## begin

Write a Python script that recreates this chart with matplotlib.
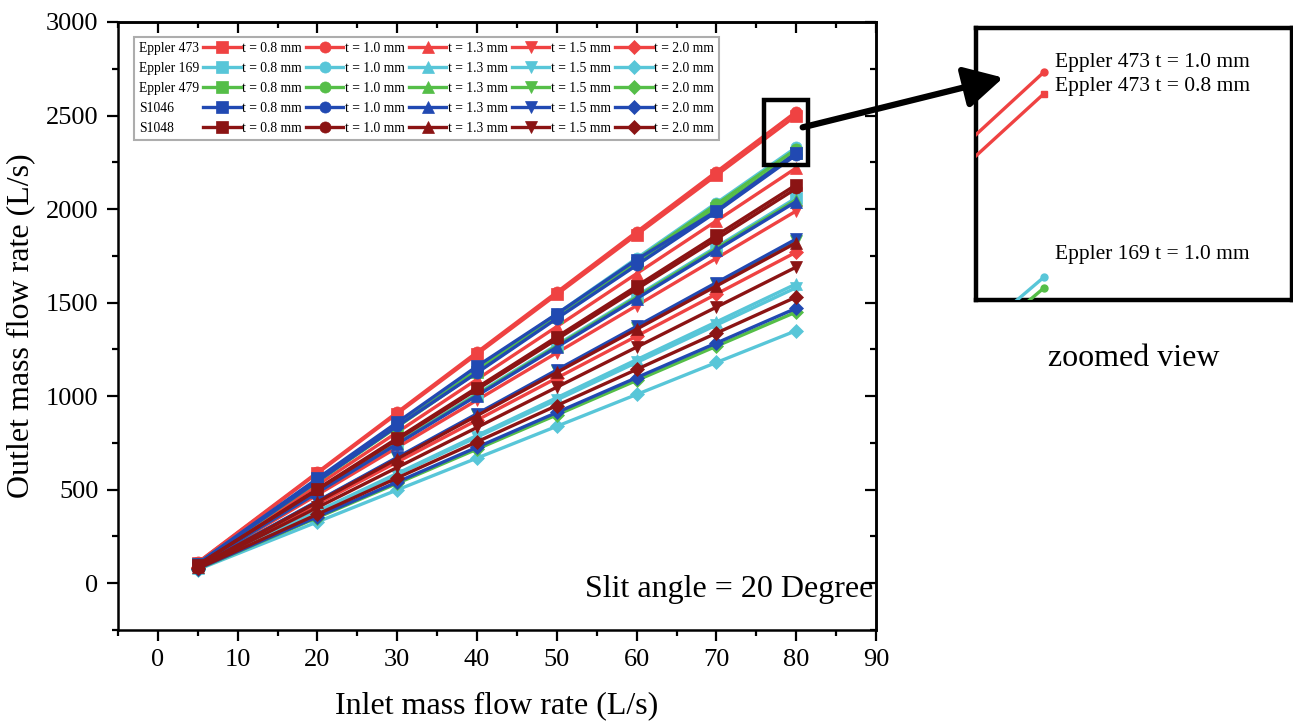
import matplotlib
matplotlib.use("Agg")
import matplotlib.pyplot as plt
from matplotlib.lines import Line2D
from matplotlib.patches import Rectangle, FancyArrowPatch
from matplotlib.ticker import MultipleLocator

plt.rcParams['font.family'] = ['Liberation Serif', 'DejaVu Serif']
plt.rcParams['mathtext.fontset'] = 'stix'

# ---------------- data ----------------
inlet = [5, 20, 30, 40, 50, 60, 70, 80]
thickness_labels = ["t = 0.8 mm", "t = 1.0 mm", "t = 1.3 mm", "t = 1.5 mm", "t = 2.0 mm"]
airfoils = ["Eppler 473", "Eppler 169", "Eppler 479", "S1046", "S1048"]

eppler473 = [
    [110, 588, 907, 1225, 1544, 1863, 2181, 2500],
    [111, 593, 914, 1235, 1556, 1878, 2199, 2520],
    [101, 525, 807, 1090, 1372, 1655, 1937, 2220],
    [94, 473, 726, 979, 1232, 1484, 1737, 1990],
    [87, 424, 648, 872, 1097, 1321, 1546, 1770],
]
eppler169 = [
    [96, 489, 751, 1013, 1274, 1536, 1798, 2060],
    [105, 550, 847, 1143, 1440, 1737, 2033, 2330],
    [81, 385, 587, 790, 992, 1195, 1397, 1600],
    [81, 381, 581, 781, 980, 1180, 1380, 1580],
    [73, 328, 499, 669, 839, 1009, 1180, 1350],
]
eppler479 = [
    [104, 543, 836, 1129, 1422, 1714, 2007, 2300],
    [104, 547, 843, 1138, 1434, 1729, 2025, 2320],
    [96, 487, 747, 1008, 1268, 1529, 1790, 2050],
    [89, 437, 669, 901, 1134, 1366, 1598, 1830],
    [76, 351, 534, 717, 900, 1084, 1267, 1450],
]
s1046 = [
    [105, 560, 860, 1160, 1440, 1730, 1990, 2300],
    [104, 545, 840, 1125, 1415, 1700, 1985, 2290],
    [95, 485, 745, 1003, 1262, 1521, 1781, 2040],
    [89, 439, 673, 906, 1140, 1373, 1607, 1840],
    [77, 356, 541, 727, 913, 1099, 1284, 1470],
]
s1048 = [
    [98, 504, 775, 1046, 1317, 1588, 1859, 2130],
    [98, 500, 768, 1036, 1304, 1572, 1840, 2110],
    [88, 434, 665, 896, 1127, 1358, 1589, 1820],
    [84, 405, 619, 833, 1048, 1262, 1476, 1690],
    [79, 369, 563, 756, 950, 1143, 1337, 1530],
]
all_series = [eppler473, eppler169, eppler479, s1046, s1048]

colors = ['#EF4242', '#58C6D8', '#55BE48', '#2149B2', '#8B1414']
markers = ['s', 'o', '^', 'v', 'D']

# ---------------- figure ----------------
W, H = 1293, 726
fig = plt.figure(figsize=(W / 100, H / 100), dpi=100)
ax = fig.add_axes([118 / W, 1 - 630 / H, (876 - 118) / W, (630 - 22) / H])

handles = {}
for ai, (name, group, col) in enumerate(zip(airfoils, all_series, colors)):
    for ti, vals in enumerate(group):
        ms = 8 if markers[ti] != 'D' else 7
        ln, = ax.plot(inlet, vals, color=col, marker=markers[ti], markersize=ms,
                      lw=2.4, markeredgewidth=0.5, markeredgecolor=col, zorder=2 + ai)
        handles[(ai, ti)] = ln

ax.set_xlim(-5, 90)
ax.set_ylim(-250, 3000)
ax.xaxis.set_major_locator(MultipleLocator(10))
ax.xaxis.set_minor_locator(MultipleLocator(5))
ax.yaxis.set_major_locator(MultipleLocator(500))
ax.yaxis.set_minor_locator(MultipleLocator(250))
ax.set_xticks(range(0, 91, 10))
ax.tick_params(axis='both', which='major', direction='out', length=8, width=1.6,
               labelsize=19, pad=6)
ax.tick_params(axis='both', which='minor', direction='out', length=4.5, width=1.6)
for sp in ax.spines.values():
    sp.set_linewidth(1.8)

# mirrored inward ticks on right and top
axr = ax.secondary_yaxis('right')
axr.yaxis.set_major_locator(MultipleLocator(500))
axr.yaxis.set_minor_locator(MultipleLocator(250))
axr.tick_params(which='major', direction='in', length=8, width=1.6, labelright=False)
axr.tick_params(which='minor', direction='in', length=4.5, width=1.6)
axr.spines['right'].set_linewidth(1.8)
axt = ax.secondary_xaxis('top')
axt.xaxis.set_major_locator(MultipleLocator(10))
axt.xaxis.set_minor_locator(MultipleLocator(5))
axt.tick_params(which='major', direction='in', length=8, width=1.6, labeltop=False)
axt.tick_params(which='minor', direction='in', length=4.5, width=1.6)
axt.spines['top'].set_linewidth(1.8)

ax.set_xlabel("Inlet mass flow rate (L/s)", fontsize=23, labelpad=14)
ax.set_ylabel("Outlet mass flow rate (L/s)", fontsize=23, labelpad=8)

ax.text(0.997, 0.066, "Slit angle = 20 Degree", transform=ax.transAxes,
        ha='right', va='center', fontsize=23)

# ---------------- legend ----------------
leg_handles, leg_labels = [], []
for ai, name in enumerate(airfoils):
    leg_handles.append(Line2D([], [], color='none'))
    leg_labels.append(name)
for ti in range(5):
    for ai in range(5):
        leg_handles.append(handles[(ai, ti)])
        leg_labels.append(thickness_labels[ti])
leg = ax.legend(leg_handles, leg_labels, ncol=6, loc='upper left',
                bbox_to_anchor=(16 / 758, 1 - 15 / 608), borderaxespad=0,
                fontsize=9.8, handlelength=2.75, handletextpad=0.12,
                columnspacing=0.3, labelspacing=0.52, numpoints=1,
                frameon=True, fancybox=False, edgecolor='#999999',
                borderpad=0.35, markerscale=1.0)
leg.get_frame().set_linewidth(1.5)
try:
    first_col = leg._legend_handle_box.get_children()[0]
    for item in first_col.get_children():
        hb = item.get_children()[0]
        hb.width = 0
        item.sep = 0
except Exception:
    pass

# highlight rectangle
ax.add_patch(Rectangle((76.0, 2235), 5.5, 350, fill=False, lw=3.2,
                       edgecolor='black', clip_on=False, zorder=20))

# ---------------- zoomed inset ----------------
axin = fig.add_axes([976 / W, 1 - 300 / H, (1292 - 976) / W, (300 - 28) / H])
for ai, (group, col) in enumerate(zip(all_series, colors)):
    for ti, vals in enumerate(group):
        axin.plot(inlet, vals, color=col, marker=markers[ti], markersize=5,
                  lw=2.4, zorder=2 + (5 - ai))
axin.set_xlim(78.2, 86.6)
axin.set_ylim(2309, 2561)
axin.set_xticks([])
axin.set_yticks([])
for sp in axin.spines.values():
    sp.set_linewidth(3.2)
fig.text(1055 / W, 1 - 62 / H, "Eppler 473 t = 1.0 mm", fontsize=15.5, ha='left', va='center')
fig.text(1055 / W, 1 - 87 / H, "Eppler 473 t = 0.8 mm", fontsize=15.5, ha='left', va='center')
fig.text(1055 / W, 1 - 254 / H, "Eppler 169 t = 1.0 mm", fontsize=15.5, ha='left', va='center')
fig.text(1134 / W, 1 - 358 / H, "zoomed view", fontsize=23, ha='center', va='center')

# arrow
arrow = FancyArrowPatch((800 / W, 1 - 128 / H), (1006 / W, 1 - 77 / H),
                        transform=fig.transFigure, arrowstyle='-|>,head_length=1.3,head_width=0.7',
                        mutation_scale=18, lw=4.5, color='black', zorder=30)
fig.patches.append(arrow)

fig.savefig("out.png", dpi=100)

## end
## begin

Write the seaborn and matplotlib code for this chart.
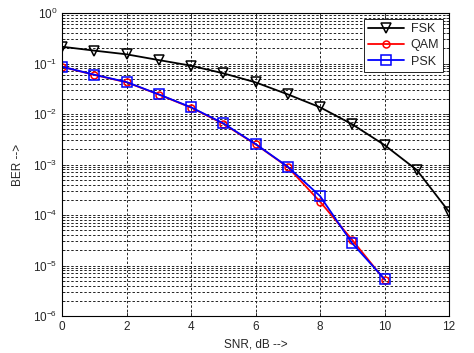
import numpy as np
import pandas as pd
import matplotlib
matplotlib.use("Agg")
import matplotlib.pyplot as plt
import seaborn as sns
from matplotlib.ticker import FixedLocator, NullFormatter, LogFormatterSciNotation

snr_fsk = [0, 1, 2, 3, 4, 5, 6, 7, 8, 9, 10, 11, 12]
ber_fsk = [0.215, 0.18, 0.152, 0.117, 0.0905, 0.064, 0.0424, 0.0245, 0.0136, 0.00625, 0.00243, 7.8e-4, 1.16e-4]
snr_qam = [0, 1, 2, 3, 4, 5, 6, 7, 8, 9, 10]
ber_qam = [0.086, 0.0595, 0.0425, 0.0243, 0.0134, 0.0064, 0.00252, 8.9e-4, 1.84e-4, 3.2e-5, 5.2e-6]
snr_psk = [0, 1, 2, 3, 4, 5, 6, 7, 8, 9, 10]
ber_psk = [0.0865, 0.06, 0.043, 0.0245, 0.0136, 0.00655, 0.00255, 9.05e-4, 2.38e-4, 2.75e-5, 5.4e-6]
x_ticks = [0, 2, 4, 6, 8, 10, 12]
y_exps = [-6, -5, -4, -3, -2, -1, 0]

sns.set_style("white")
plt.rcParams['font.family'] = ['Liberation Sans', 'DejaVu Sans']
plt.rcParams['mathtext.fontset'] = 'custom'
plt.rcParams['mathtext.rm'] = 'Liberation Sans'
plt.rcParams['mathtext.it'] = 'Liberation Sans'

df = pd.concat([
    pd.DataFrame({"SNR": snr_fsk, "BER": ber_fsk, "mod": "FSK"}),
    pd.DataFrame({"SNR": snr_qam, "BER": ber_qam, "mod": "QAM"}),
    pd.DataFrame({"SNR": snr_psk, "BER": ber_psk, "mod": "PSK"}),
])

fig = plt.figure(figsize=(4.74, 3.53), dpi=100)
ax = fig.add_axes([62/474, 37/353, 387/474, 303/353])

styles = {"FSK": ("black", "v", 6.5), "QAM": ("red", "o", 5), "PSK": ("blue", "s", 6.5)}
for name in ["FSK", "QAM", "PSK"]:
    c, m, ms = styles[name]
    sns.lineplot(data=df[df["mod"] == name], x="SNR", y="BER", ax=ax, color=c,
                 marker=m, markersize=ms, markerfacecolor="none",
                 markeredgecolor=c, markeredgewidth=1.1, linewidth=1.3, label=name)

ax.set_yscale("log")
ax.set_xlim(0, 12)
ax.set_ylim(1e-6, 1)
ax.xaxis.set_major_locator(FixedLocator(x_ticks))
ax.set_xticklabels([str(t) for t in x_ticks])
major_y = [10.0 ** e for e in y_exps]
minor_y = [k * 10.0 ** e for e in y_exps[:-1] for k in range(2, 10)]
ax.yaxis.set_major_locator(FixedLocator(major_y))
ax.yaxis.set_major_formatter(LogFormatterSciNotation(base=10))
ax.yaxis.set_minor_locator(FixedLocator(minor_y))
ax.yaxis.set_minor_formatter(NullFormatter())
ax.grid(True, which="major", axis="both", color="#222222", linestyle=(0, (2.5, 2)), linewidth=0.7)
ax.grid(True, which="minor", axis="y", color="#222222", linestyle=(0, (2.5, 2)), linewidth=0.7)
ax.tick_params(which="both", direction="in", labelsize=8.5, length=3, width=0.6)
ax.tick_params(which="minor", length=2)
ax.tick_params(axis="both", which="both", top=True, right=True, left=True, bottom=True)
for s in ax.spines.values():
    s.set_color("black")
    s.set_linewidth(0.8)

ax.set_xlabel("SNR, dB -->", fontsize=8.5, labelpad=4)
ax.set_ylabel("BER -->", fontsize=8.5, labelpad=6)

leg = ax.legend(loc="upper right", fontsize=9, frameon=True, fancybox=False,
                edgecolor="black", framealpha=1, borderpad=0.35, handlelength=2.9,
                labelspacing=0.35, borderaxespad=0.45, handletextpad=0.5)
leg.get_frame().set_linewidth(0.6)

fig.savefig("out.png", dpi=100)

## end
## begin

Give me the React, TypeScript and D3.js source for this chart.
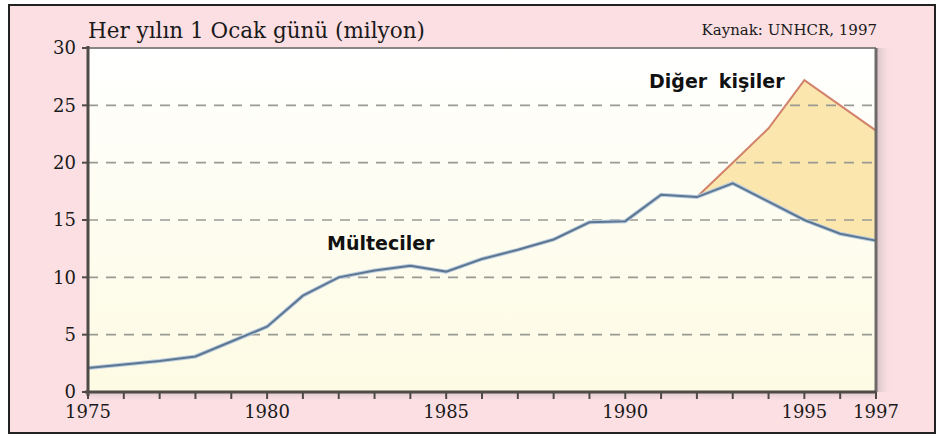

## end

— Short task —
Above are the records. Copy only the lines from the one with "Write the seaborn" through the one with "plt.rcParams['mathtext.it'] = 'Liberation", exactly, with no pictures.

— Solution —
Write the seaborn and matplotlib code for this chart.
import numpy as np
import pandas as pd
import matplotlib
matplotlib.use("Agg")
import matplotlib.pyplot as plt
import seaborn as sns
from matplotlib.ticker import FixedLocator, NullFormatter, LogFormatterSciNotation

snr_fsk = [0, 1, 2, 3, 4, 5, 6, 7, 8, 9, 10, 11, 12]
ber_fsk = [0.215, 0.18, 0.152, 0.117, 0.0905, 0.064, 0.0424, 0.0245, 0.0136, 0.00625, 0.00243, 7.8e-4, 1.16e-4]
snr_qam = [0, 1, 2, 3, 4, 5, 6, 7, 8, 9, 10]
ber_qam = [0.086, 0.0595, 0.0425, 0.0243, 0.0134, 0.0064, 0.00252, 8.9e-4, 1.84e-4, 3.2e-5, 5.2e-6]
snr_psk = [0, 1, 2, 3, 4, 5, 6, 7, 8, 9, 10]
ber_psk = [0.0865, 0.06, 0.043, 0.0245, 0.0136, 0.00655, 0.00255, 9.05e-4, 2.38e-4, 2.75e-5, 5.4e-6]
x_ticks = [0, 2, 4, 6, 8, 10, 12]
y_exps = [-6, -5, -4, -3, -2, -1, 0]

sns.set_style("white")
plt.rcParams['font.family'] = ['Liberation Sans', 'DejaVu Sans']
plt.rcParams['mathtext.fontset'] = 'custom'
plt.rcParams['mathtext.rm'] = 'Liberation Sans'
plt.rcParams['mathtext.it'] = 'Liberation Sans'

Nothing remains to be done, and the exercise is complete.